К тому же обществу «помогают» вспоминать. Советофильское лобби в российской исторической науке и ряде государственных (де-юре или де-факто) СМИ совсем не выглядит маленьким и слабым. Существует «Комиссия по борьбе с фальсификацией истории», выходят монографии и сборники, оценивающие события ХХ века с откровенно сталинистских или слегка задрапированных «под объективность» позиций, а вторая по величине фракция в Госдуме выступает с заявлениями по историческим вопросам (например, о Катыни), которым аплодировало бы Политбюро ЦК КПСС 30-летней давности. Это «сказочники» другого рода, полагающие, что историческое сознание общества должно быть подчинено ностальгическому мифу, а образ советского режима следует отретушировать так, чтобы каких-либо темных пятен на нем не осталось. Если это противоречит фактам — тем хуже для фактов.
Спор, в котором исходные позиции сторон — отрицание («Всё, что было достигнуто в те годы, — заслуга народа, а не режима») или возвеличивание («У нас была великая эпоха») советского строя, относится к числу тех, в которых истина не родится никогда. И о национальном примирении в данном случае тоже говорить бессмысленно.
Ни одно общество не «прониклось» ценностями, навязанными ему сверху. Любая полемика по историческим вопросам приносила ощутимые результаты для массового сознания лишь тогда, когда возникал запрос на полноценное и реалистичное познание собственной истории, без идеологически мотивированных сказок.
Так случилось, например, в Германии, где вопрос о преступлениях нацизма был фактически заново поставлен и стал предметом оживленной дискуссии в 1980—1990-е годы, когда в общественной жизни стало преобладать поколение людей, не травмированных собственным опытом жизни при Третьем рейхе.
Тем не менее, какое бы будущее ни имела «программа десталинизации», ее появление полезно уже потому, что она ставит вопрос о политических и моральных ориентирах общества, для которых понимание собственной истории — важнейшая вещь. Рано или поздно, когда история перестает восприниматься как сказка, в обществе происходит синтез, в результате которого оно оказывается способно примирить непримиримое.

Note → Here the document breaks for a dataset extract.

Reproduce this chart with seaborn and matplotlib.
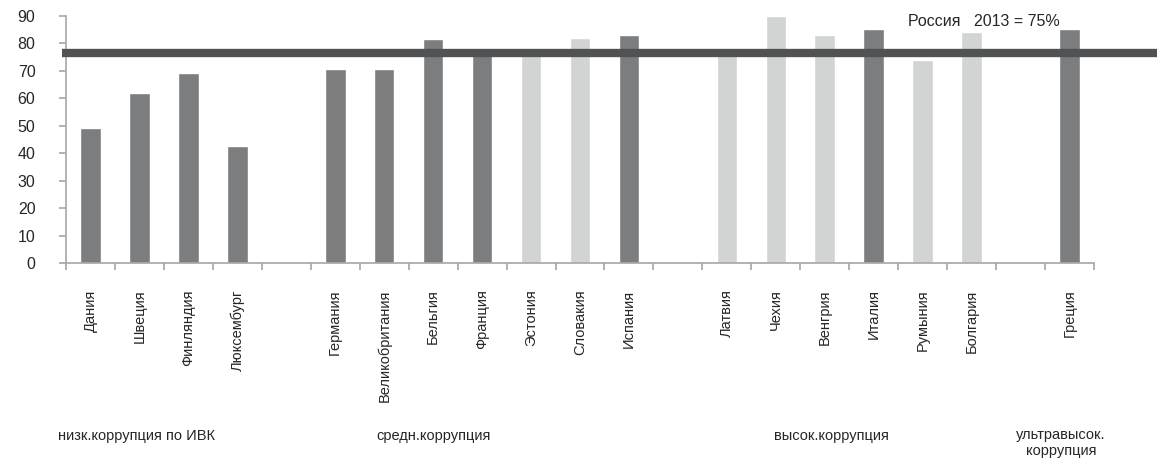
import numpy as np
import pandas as pd
import matplotlib
matplotlib.use('Agg')
import matplotlib.pyplot as plt
import seaborn as sns

# slots, blanks separate the corruption groups
countries = ['Дания', 'Швеция', 'Финляндия', 'Люксембург', ' ',
             'Германия', 'Великобритания', 'Бельгия', 'Франция', 'Эстония', 'Словакия', 'Испания', '  ',
             'Латвия', 'Чехия', 'Венгрия', 'Италия', 'Румыния', 'Болгария', '   ',
             'Греция']
values = [49, 62, 69, 42.5, np.nan,
          70.7, 70.7, 81.6, 76, 76, 81.8, 82.9, np.nan,
          76, 89.8, 82.9, 85, 73.8, 84, np.nan,
          85]
bloc = ['old', 'old', 'old', 'old', 'old',
        'old', 'old', 'old', 'old', 'new', 'new', 'old', 'old',
        'new', 'new', 'new', 'old', 'new', 'new', 'old',
        'old']
russia_level = 76.5
groups = ['низк.коррупция по ИВК', 'средн.коррупция', 'высок.коррупция', 'ультравысок.\nкоррупция']

sns.set_style('white')
plt.rcParams['font.family'] = ['Liberation Sans Narrow', 'Liberation Sans', 'DejaVu Sans']

df = pd.DataFrame({'country': countries, 'value': values, 'bloc': bloc})

fig = plt.figure(figsize=(11.57, 4.61), dpi=100)
ax = fig.add_axes([66 / 1157, 1 - 263 / 461, (1094 - 66) / 1157, (263 - 15.7) / 461])

sns.barplot(data=df, x='country', y='value', hue='bloc', order=countries,
            palette={'old': '#7a7d80', 'new': '#d2d3d3'}, dodge=False,
            width=0.42, legend=False, ax=ax, errorbar=None)

# Russia 2013 reference line, runs past the right end of the axis
ax.axhline(russia_level, xmin=-0.004, xmax=1.061, color='#505254', lw=6,
           solid_capstyle='butt', clip_on=False, zorder=5)
ax.text(0.967, 0.975, 'Россия   2013 = 75%', transform=ax.transAxes, ha='right', va='center', fontsize=11.5)

ax.set_xlim(-0.5, len(countries) - 0.5)
ax.set_ylim(0, 90)
ax.set_yticks(range(0, 91, 10))
ax.set_xlabel('')
ax.set_ylabel('')

for s in ['top', 'right']:
    ax.spines[s].set_visible(False)
for s in ['left', 'bottom']:
    ax.spines[s].set_color('#a6a6a6')
    ax.spines[s].set_linewidth(1.2)

ax.set_xticks(range(len(countries)))
ax.set_xticklabels(countries, rotation=90, va='top')
ax.set_xticks(np.arange(-0.5, len(countries)), minor=True)
ax.tick_params(axis='x', which='major', length=0, pad=19, labelsize=10.5)
ax.tick_params(axis='x', which='minor', length=5, width=1.2, color='#a6a6a6', direction='out', bottom=True)
ax.tick_params(axis='y', length=5, width=1.2, color='#a6a6a6', left=True, labelsize=11.5, pad=17)

fig.text(58 / 1157, 1 - 436 / 461, groups[0], ha='left', va='center', fontsize=10.5)
fig.text(434 / 1157, 1 - 436 / 461, groups[1], ha='center', va='center', fontsize=10.5)
fig.text(831 / 1157, 1 - 436 / 461, groups[2], ha='center', va='center', fontsize=10.5)
fig.text(1061 / 1157, 1 - 443 / 461, groups[3], ha='center', va='center', fontsize=10.5, linespacing=1.2)

fig.savefig('out.png', dpi=100)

Так, в центре Парижа находится бывшая тюрьма Консьержери, фактически превращенная в мемориал жертв якобинского террора, в том числе Людовика XVI и его семьи. А рядом, стена к стене, Дворец юстиции, над которым, как и над любым другим французским госучреждением, трехцветный флаг той самой кровавой революции. Это не шизофрения. Это история, осмысленная и закончившаяся определенным выбором, который сформулировал в конце XIX века один французский политик: «Республика — это режим, который нас наименее разделяет». На обломках советской империи таких режимов пока очень мало. Возможно, слишком мало времени прошло?